Geof Stone: "The Republican Struggle for 'Ascendency'"

The Republican Struggle for 'Ascendency

They scorned "any idea of moderation" and greeted with contempt any effort "to understand a question from all sides." Their primary goal was "to acquire power" by frustrating those in authority at every turn. If the President "made a reasonable speech," they "took every precaution to see that it had no practical effect." Although "professing to serve the public interest," they in fact "were seeking to win" power "for themselves." In "their struggles for ascendency, nothing was barred."

A description of today's GOP by an outraged blogger? No. This voice of despair speaks across the millennia. It was written more than 2,400 years ago by the Greek scholar Thucydides in his brilliant history of the Peloponnesian War. But it does sound familiar, doesn't it?

Several weeks ago I had dinner with a friend who lamented what he termed the "blatant obstructionism" of congressional Republicans. He said they reminded him "of the Southern Democrats during the civil rights era, because they too used every means at their disposal to block change."

At first, I accepted this analogy, but then I realized it was wrong. The Southern Democrats did, indeed, use every means at their disposal to block civil rights legislation. But they sincerely believed that such legislation was bad public policy and was especially bad public policy for the South. No one doubted the sincerity of their opposition, even if many found it abhorrent. The congressional Republicans of today, however, seem determined to do everything possible to frustrate the President on all issues. Their goal seems less to be to enact legislation that serves the public interest than to make the President seem weak and ineffectual, and to thereby gain political "ascendency" for themselves.

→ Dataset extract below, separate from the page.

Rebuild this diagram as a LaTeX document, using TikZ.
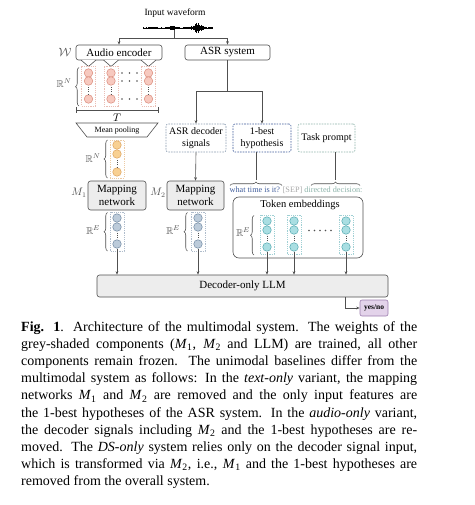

This is not to say that congressional Republicans don't have sincere public policy differences with the President over health care, Afghanistan, the economy, climate control, energy policy, judicial nominations, and taxes. No doubt they do. It is to say, however, that they don't seem at all interested in finding common ground in order to further the public interest, even when the President offers compromises that alienate his own supporters.